◆ **REQUIREMENTS**
Present the data once more in exactly its original form.

◆ **DATASET EXCERPT**
....................

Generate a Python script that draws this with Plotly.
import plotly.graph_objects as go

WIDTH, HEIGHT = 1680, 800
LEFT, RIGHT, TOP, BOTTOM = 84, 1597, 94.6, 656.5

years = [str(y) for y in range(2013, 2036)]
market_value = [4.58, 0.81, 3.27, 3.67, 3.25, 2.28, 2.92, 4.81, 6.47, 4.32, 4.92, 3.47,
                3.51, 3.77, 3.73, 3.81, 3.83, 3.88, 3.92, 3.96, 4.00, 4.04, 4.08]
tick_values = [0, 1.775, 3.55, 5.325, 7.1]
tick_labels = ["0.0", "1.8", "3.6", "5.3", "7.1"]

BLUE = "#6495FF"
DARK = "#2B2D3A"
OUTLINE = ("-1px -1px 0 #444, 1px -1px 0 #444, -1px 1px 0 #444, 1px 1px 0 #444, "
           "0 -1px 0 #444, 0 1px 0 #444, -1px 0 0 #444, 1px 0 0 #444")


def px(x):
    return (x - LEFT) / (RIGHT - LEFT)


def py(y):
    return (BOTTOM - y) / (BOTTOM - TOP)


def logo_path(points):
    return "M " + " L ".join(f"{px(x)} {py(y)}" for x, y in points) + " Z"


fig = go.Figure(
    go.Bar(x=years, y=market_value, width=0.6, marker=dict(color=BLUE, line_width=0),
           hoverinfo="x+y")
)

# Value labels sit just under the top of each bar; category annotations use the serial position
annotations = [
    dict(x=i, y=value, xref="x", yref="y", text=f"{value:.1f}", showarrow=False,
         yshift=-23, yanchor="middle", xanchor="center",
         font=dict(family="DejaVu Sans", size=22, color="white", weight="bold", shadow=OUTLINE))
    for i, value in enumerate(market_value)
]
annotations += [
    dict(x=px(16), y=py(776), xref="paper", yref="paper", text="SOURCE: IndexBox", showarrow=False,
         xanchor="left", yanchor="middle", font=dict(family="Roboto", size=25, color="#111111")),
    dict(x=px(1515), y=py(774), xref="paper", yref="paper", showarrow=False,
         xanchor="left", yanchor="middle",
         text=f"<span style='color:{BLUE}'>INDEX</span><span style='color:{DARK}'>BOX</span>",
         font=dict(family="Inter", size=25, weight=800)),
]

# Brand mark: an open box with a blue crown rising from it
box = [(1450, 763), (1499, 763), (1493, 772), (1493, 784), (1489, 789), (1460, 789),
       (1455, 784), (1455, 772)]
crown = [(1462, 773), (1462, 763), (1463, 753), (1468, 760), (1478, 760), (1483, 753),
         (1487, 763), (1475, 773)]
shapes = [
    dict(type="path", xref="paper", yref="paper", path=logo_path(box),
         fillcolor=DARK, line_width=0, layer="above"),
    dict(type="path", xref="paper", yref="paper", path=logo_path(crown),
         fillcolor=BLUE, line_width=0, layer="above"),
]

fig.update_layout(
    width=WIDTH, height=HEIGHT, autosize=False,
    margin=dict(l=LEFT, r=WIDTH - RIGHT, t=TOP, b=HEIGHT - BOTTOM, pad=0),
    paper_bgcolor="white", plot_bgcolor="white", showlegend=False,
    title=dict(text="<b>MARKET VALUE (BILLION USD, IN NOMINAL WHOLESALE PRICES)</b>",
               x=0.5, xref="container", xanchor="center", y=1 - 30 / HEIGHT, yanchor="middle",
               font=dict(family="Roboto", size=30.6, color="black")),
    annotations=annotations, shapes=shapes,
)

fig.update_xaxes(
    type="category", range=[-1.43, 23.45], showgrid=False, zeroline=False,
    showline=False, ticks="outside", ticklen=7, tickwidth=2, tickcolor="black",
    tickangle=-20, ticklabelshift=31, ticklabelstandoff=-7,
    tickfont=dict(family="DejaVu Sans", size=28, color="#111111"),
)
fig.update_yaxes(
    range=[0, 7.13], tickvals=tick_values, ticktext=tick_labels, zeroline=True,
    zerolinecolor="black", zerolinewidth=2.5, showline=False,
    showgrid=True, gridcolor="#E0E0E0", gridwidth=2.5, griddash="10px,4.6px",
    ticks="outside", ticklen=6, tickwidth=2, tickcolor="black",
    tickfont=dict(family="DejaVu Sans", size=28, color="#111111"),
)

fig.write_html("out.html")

....................

◆ **SOLUTION FOR THIS PROBLEM**
Generate a Python script that draws this with Plotly.
import plotly.graph_objects as go

WIDTH, HEIGHT = 1680, 800
LEFT, RIGHT, TOP, BOTTOM = 84, 1597, 94.6, 656.5

years = [str(y) for y in range(2013, 2036)]
market_value = [4.58, 0.81, 3.27, 3.67, 3.25, 2.28, 2.92, 4.81, 6.47, 4.32, 4.92, 3.47,
                3.51, 3.77, 3.73, 3.81, 3.83, 3.88, 3.92, 3.96, 4.00, 4.04, 4.08]
tick_values = [0, 1.775, 3.55, 5.325, 7.1]
tick_labels = ["0.0", "1.8", "3.6", "5.3", "7.1"]

BLUE = "#6495FF"
DARK = "#2B2D3A"
OUTLINE = ("-1px -1px 0 #444, 1px -1px 0 #444, -1px 1px 0 #444, 1px 1px 0 #444, "
           "0 -1px 0 #444, 0 1px 0 #444, -1px 0 0 #444, 1px 0 0 #444")


def px(x):
    return (x - LEFT) / (RIGHT - LEFT)


def py(y):
    return (BOTTOM - y) / (BOTTOM - TOP)


def logo_path(points):
    return "M " + " L ".join(f"{px(x)} {py(y)}" for x, y in points) + " Z"


fig = go.Figure(
    go.Bar(x=years, y=market_value, width=0.6, marker=dict(color=BLUE, line_width=0),
           hoverinfo="x+y")
)

# Value labels sit just under the top of each bar; category annotations use the serial position
annotations = [
    dict(x=i, y=value, xref="x", yref="y", text=f"{value:.1f}", showarrow=False,
         yshift=-23, yanchor="middle", xanchor="center",
         font=dict(family="DejaVu Sans", size=22, color="white", weight="bold", shadow=OUTLINE))
    for i, value in enumerate(market_value)
]
annotations += [
    dict(x=px(16), y=py(776), xref="paper", yref="paper", text="SOURCE: IndexBox", showarrow=False,
         xanchor="left", yanchor="middle", font=dict(family="Roboto", size=25, color="#111111")),
    dict(x=px(1515), y=py(774), xref="paper", yref="paper", showarrow=False,
         xanchor="left", yanchor="middle",
         text=f"<span style='color:{BLUE}'>INDEX</span><span style='color:{DARK}'>BOX</span>",
         font=dict(family="Inter", size=25, weight=800)),
]

# Brand mark: an open box with a blue crown rising from it
box = [(1450, 763), (1499, 763), (1493, 772), (1493, 784), (1489, 789), (1460, 789),
       (1455, 784), (1455, 772)]
crown = [(1462, 773), (1462, 763), (1463, 753), (1468, 760), (1478, 760), (1483, 753),
         (1487, 763), (1475, 773)]
shapes = [
    dict(type="path", xref="paper", yref="paper", path=logo_path(box),
         fillcolor=DARK, line_width=0, layer="above"),
    dict(type="path", xref="paper", yref="paper", path=logo_path(crown),
         fillcolor=BLUE, line_width=0, layer="above"),
]

fig.update_layout(
    width=WIDTH, height=HEIGHT, autosize=False,
    margin=dict(l=LEFT, r=WIDTH - RIGHT, t=TOP, b=HEIGHT - BOTTOM, pad=0),
    paper_bgcolor="white", plot_bgcolor="white", showlegend=False,
    title=dict(text="<b>MARKET VALUE (BILLION USD, IN NOMINAL WHOLESALE PRICES)</b>",
               x=0.5, xref="container", xanchor="center", y=1 - 30 / HEIGHT, yanchor="middle",
               font=dict(family="Roboto", size=30.6, color="black")),
    annotations=annotations, shapes=shapes,
)

fig.update_xaxes(
    type="category", range=[-1.43, 23.45], showgrid=False, zeroline=False,
    showline=False, ticks="outside", ticklen=7, tickwidth=2, tickcolor="black",
    tickangle=-20, ticklabelshift=31, ticklabelstandoff=-7,
    tickfont=dict(family="DejaVu Sans", size=28, color="#111111"),
)
fig.update_yaxes(
    range=[0, 7.13], tickvals=tick_values, ticktext=tick_labels, zeroline=True,
    zerolinecolor="black", zerolinewidth=2.5, showline=False,
    showgrid=True, gridcolor="#E0E0E0", gridwidth=2.5, griddash="10px,4.6px",
    ticks="outside", ticklen=6, tickwidth=2, tickcolor="black",
    tickfont=dict(family="DejaVu Sans", size=28, color="#111111"),
)

fig.write_html("out.html")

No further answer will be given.